Filter the listing below, copying every line in which the word "this" appears.
== EXERCISE MATERIAL ==
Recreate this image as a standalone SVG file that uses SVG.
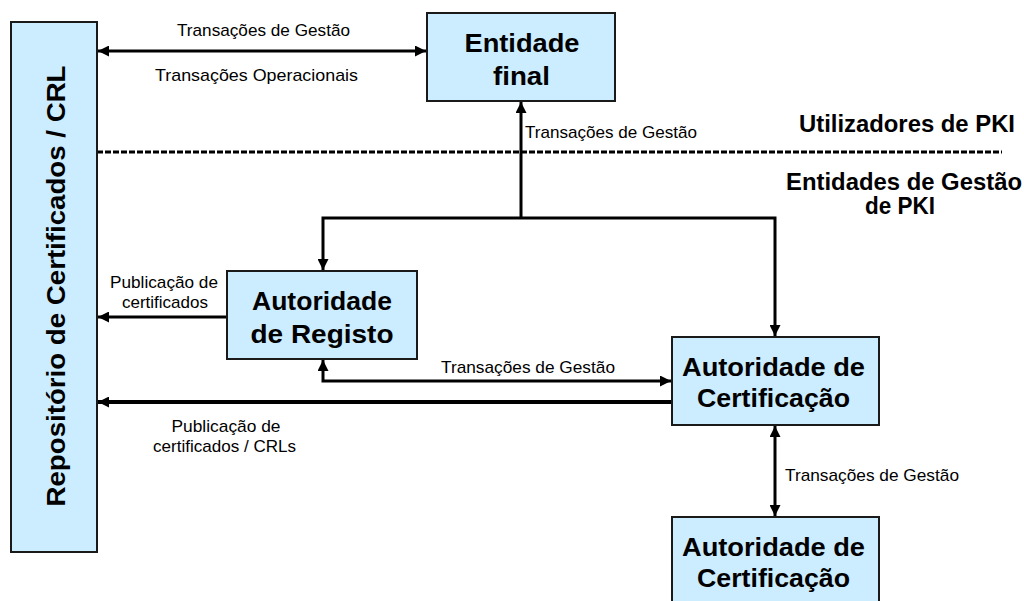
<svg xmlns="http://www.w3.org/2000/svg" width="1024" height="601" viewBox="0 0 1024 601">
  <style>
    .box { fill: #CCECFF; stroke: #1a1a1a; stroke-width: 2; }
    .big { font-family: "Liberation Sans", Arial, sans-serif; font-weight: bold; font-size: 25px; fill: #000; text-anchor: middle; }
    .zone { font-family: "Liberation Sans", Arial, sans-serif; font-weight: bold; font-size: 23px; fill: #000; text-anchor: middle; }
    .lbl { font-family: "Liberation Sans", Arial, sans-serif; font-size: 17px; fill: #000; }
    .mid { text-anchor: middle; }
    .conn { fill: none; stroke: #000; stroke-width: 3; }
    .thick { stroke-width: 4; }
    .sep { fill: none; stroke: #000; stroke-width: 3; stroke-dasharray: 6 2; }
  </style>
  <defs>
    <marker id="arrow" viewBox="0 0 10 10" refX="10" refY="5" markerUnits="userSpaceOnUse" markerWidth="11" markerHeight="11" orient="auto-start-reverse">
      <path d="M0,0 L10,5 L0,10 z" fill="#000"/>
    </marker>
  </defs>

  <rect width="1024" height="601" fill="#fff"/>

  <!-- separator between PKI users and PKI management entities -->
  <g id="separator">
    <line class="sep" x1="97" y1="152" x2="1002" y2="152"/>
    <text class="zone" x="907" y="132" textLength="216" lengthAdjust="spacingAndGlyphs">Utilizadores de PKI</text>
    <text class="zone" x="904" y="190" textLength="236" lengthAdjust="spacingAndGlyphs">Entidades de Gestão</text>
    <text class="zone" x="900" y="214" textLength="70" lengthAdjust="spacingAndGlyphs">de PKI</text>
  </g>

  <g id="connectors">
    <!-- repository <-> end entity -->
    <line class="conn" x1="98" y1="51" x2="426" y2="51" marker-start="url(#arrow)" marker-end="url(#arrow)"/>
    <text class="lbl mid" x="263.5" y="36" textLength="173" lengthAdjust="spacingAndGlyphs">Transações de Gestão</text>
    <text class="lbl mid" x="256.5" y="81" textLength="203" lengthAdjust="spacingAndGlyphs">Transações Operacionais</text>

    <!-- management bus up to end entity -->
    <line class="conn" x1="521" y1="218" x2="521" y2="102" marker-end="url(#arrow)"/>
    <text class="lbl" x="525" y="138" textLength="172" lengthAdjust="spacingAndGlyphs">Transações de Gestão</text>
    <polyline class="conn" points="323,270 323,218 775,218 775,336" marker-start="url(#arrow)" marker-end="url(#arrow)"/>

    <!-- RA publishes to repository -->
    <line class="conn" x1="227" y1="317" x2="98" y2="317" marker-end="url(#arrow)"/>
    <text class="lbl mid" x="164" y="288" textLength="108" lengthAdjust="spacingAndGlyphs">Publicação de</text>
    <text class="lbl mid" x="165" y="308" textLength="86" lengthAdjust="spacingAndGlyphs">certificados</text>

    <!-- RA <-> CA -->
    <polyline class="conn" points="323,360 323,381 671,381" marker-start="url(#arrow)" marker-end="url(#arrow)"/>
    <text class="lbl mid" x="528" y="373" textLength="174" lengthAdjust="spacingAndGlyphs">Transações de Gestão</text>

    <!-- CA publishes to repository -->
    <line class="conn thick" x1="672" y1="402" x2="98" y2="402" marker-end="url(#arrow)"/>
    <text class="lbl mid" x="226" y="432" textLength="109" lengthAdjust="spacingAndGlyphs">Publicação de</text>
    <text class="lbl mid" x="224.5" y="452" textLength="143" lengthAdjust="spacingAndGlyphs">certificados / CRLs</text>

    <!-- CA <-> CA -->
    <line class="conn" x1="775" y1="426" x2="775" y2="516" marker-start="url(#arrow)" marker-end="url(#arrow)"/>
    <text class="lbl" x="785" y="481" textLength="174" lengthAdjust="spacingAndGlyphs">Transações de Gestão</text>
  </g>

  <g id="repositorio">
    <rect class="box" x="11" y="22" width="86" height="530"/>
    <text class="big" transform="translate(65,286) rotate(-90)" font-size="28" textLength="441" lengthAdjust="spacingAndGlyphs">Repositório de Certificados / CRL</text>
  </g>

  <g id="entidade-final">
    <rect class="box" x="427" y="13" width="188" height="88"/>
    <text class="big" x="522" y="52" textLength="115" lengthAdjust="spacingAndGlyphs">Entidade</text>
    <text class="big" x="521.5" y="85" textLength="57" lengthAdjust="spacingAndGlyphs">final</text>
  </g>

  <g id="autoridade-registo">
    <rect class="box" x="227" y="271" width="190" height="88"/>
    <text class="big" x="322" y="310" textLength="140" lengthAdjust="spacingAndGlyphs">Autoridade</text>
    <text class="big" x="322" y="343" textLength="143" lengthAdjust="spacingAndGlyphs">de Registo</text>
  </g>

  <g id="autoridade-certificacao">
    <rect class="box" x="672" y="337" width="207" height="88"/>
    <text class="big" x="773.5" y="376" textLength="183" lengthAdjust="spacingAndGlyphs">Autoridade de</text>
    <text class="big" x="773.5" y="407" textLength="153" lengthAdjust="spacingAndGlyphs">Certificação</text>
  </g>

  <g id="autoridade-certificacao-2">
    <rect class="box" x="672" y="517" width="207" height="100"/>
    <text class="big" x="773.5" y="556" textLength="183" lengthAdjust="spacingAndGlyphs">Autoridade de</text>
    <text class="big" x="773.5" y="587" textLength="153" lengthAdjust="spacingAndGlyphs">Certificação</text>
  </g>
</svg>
===
== EXERCISE MATERIAL ==
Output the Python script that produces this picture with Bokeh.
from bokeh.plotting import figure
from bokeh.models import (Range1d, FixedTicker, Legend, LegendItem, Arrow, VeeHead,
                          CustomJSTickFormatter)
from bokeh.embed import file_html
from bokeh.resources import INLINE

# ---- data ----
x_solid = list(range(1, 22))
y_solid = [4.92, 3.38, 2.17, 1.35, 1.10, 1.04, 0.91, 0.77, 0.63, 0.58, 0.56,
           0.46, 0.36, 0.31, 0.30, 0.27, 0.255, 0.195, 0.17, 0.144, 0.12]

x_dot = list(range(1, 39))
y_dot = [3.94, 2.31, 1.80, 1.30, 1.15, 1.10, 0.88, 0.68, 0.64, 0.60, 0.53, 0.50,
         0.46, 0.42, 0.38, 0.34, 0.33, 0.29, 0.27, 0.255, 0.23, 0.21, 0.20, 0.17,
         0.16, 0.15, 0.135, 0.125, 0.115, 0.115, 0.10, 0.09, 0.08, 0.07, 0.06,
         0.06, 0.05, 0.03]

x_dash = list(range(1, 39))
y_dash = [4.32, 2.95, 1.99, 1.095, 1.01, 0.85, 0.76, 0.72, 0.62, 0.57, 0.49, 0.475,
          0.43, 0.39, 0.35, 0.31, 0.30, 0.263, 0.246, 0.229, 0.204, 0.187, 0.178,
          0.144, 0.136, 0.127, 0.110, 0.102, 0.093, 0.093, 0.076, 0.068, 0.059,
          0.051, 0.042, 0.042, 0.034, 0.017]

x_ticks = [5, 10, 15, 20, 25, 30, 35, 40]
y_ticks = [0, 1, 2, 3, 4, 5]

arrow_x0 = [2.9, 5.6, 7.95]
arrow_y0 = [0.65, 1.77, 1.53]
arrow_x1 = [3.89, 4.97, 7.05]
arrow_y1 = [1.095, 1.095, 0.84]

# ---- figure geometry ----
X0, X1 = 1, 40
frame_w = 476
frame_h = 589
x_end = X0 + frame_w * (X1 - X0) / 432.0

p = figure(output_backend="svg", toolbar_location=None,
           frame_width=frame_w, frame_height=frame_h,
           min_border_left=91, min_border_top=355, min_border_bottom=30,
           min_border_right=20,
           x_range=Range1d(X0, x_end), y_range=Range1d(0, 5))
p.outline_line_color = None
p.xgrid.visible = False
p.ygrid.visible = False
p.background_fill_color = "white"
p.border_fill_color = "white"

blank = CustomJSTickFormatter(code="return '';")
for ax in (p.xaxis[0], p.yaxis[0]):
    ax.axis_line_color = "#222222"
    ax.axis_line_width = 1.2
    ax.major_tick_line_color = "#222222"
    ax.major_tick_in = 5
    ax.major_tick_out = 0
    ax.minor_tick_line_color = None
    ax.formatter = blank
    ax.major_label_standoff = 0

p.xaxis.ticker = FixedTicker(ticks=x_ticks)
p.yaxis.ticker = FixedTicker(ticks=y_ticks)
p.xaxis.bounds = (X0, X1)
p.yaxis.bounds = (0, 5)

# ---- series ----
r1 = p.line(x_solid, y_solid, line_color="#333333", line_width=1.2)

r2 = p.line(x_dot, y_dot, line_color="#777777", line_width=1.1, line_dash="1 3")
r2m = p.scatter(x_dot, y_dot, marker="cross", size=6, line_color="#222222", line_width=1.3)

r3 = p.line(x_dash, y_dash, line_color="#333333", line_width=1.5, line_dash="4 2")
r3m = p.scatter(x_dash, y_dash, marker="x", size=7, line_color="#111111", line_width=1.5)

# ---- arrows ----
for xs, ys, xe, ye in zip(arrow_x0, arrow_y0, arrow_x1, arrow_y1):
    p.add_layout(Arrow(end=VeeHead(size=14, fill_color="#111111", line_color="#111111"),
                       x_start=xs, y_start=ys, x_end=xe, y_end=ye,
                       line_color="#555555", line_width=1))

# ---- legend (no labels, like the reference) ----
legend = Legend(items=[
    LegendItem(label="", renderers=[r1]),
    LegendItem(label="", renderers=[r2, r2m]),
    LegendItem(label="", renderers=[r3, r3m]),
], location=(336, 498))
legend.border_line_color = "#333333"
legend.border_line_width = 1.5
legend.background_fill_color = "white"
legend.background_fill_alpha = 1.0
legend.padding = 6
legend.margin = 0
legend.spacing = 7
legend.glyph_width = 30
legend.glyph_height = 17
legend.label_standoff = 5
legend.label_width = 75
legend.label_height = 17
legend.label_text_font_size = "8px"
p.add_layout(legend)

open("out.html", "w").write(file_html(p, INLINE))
===
== EXERCISE MATERIAL ==
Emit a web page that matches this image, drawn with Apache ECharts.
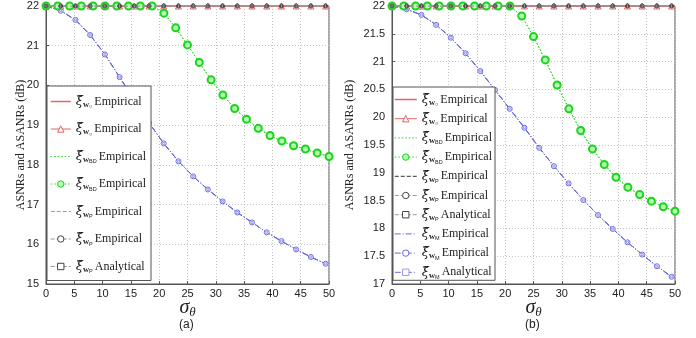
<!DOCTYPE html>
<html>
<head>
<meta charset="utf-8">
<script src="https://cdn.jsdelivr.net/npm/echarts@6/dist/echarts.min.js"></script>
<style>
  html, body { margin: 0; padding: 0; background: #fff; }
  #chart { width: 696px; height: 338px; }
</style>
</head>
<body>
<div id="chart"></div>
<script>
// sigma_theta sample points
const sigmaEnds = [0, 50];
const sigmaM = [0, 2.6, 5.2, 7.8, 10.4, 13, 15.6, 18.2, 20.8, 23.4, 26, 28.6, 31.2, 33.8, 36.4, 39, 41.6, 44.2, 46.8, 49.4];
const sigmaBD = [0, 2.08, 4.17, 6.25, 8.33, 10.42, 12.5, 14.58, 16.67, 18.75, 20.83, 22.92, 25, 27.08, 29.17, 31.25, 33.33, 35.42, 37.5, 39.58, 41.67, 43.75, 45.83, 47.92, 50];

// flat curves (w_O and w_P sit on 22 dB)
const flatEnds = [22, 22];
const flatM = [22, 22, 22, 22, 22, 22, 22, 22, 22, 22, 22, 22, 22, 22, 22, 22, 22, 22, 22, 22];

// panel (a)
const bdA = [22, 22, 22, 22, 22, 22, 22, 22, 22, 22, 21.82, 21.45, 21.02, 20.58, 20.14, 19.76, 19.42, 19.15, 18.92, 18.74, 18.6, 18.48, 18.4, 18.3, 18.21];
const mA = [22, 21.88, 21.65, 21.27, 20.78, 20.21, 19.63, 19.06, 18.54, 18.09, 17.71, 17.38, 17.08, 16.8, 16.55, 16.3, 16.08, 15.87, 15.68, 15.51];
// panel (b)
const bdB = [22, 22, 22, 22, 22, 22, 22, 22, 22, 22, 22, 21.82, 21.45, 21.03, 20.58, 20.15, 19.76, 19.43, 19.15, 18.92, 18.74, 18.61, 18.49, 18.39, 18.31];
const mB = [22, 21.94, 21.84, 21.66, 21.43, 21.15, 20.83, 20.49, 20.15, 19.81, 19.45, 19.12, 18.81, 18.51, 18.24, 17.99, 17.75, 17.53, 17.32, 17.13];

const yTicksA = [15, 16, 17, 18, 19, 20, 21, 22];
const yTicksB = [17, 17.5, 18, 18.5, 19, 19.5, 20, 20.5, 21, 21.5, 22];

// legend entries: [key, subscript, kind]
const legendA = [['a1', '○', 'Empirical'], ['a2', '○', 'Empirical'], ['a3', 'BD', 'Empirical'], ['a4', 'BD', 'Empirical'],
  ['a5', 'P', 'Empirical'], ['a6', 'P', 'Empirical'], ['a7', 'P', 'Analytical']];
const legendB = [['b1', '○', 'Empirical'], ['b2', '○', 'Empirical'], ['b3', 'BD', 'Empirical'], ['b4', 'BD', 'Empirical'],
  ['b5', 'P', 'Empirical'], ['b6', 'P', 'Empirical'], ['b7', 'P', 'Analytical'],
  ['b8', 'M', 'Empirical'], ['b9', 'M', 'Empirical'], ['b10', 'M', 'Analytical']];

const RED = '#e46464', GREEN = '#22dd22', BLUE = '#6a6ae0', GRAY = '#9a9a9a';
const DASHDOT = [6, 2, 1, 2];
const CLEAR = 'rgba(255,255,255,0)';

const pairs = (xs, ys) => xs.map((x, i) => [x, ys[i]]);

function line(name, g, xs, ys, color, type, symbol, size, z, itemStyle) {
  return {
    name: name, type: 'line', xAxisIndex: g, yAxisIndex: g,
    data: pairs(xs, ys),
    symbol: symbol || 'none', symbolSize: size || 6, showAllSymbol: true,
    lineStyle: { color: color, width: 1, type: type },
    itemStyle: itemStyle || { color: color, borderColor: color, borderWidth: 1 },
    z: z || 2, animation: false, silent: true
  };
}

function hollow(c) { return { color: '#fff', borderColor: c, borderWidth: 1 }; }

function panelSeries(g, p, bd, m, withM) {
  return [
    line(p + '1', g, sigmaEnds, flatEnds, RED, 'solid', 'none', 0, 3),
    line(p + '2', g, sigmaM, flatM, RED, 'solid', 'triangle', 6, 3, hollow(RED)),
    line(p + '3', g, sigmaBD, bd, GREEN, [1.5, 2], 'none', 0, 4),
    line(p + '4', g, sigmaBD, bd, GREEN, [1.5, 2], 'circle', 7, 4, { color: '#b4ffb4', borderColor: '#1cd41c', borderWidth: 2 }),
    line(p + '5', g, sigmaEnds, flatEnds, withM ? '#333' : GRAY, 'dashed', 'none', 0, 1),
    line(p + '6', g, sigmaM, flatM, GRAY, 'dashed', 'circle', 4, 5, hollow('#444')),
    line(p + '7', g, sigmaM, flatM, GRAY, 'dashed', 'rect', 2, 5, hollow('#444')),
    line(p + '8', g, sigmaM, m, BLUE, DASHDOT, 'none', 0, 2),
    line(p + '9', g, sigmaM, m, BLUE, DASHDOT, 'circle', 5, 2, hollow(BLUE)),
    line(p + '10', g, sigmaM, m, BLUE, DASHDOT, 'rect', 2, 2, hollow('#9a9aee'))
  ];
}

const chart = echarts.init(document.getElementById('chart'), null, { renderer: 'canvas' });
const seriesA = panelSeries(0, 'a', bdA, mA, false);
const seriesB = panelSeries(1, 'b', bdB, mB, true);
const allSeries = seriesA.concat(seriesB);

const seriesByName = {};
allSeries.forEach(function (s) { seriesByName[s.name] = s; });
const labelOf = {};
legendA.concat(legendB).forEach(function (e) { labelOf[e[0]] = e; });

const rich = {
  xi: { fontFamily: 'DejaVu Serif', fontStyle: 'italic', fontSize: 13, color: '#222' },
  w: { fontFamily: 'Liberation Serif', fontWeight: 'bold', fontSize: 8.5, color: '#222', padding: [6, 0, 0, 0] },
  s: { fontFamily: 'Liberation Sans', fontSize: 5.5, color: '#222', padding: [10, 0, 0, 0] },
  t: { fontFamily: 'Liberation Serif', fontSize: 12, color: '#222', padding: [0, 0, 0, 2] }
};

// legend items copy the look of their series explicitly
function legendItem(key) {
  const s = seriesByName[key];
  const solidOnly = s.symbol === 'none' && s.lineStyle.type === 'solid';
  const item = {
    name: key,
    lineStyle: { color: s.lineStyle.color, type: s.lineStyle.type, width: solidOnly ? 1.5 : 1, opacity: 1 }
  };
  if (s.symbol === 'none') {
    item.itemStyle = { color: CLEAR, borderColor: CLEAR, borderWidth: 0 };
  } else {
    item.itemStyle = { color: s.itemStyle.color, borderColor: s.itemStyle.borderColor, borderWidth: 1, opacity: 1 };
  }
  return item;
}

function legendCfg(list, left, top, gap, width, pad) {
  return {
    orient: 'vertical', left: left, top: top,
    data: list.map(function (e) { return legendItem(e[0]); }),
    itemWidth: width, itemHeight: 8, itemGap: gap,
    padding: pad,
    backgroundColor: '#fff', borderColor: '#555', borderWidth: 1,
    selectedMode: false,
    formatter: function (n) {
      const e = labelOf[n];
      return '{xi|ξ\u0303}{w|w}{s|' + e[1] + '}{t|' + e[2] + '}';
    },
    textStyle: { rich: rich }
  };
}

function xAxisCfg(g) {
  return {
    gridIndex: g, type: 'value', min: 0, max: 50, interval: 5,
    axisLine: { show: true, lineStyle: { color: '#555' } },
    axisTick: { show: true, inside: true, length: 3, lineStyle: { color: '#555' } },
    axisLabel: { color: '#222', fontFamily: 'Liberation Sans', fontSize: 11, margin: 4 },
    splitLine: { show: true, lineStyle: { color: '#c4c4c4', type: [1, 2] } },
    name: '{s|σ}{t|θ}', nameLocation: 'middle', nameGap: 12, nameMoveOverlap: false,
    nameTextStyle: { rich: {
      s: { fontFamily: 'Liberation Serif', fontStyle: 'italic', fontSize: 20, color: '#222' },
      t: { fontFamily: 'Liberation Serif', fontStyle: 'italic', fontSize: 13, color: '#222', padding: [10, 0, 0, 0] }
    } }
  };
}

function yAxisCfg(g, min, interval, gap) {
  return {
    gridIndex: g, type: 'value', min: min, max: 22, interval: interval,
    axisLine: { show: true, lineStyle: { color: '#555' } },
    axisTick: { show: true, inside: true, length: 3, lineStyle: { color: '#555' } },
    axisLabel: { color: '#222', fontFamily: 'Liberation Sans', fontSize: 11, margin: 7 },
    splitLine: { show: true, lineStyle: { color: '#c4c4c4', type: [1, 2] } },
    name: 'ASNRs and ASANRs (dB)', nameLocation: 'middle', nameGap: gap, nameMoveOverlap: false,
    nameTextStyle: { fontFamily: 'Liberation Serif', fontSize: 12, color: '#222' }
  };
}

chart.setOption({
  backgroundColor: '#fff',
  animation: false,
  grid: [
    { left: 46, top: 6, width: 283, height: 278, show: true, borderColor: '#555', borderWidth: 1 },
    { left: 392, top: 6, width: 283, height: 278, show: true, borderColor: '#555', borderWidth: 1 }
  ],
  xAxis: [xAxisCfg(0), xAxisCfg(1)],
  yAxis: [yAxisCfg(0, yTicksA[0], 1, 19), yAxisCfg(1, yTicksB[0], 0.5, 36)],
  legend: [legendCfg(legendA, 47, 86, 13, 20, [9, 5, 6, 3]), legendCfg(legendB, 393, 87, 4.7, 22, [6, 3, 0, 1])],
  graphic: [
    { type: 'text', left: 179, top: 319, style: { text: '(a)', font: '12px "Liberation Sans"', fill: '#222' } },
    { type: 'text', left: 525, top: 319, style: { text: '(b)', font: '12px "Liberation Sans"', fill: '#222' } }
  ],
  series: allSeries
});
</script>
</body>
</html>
===
EXERCISE ANSWER:
Recreate this image as a standalone SVG file that uses SVG.
Output the Python script that produces this picture with Bokeh.
Emit a web page that matches this image, drawn with Apache ECharts.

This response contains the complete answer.